Question

Find the standard form of the equation of the hyperbola with the given characteristics. Vertices: $$(-2,1),(2,1)$$; foci: $$(-3,1),(3,1)$$

Answer

**step1** Understanding the Nature of the Problem

This problem requires us to determine the defining equation for a specific geometric figure, known as a hyperbola. We are provided with key characteristic points of this hyperbola: its vertices and foci. The goal is to express its form in a standard algebraic structure based on these characteristics.

**step2** Identifying Key Features: The Center

The vertices of the hyperbola are given as $$(-2,1)$$ and $$(2,1)$$. The foci are given as $$(-3,1)$$ and $$(3,1)$$.
We observe that all these points share a common y-coordinate, which is 1. This indicates that the hyperbola's transverse axis (the line connecting the vertices and foci) is horizontal.
The center of the hyperbola is the midpoint of the segment connecting the two vertices.
Let's find the x-coordinate of the center: It is the average of the x-coordinates of the vertices. The x-coordinate of the first vertex is -2, and the x-coordinate of the second vertex is 2.
$$x_{center} = \frac{-2 + 2}{2} = \frac{0}{2} = 0$$.
The y-coordinate of the center is the common y-coordinate of the vertices, which is 1.
So, the center of the hyperbola, denoted as $$(h,k)$$, is $$(0,1)$$.
Thus, we have determined that the value of $$h$$ is 0 and the value of $$k$$ is 1.

**step3** Determining the Parameter 'a'

The distance from the center of the hyperbola to each vertex is defined as 'a'. This is half the length of the transverse axis.
Our center is $$(0,1)$$.
One vertex is $$(2,1)$$. The horizontal distance from $$(0,1)$$ to $$(2,1)$$ is the absolute difference of their x-coordinates: $$|2 - 0| = 2$$.
The other vertex is $$(-2,1)$$. The horizontal distance from $$(0,1)$$ to $$(-2,1)$$ is $$|-2 - 0| = 2$$.
Therefore, the value of 'a' is 2.
This means that $$a^2 = 2 \times 2 = 4$$.

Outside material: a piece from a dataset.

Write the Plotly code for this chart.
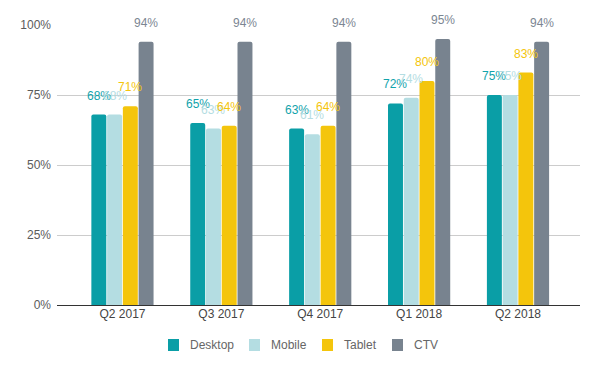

**step4** Determining the Parameter 'c'

The distance from the center of the hyperbola to each focus is defined as 'c'.
Our center is $$(0,1)$$.
One focus is $$(3,1)$$. The horizontal distance from $$(0,1)$$ to $$(3,1)$$ is the absolute difference of their x-coordinates: $$|3 - 0| = 3$$.
The other focus is $$(-3,1)$$. The horizontal distance from $$(0,1)$$ to $$(-3,1)$$ is $$|-3 - 0| = 3$$.
Therefore, the value of 'c' is 3.
This means that $$c^2 = 3 \times 3 = 9$$.

**step5** Determining the Parameter 'b'

For a hyperbola, there is a fundamental relationship connecting the parameters 'a', 'b', and 'c'. This relationship is expressed as $$c^2 = a^2 + b^2$$.
We have already determined that $$a^2 = 4$$ and $$c^2 = 9$$.
Now, we can substitute these determined values into the relationship to find $$b^2$$:
$$9 = 4 + b^2$$
To find the value of $$b^2$$, we subtract 4 from 9:
$$b^2 = 9 - 4$$
$$b^2 = 5$$.

**step6** Constructing the Standard Form Equation

Since the transverse axis of the hyperbola is horizontal (indicated by the constant y-coordinates of the vertices and foci), the standard form of its equation is:
$$\frac{(x-h)^2}{a^2} - \frac{(y-k)^2}{b^2} = 1$$
We have found the following values for the parameters:
The center $$(h,k) = (0,1)$$, so the value of $$h$$ is 0 and the value of $$k$$ is 1.
The square of parameter 'a' is $$a^2 = 4$$.
The square of parameter 'b' is $$b^2 = 5$$.
Now, we substitute these values into the standard form equation:
$$\frac{(x-0)^2}{4} - \frac{(y-1)^2}{5} = 1$$
This equation can be simplified by removing the subtraction of 0 in the numerator of the first term:
$$\frac{x^2}{4} - \frac{(y-1)^2}{5} = 1$$
This is the standard form of the equation of the given hyperbola.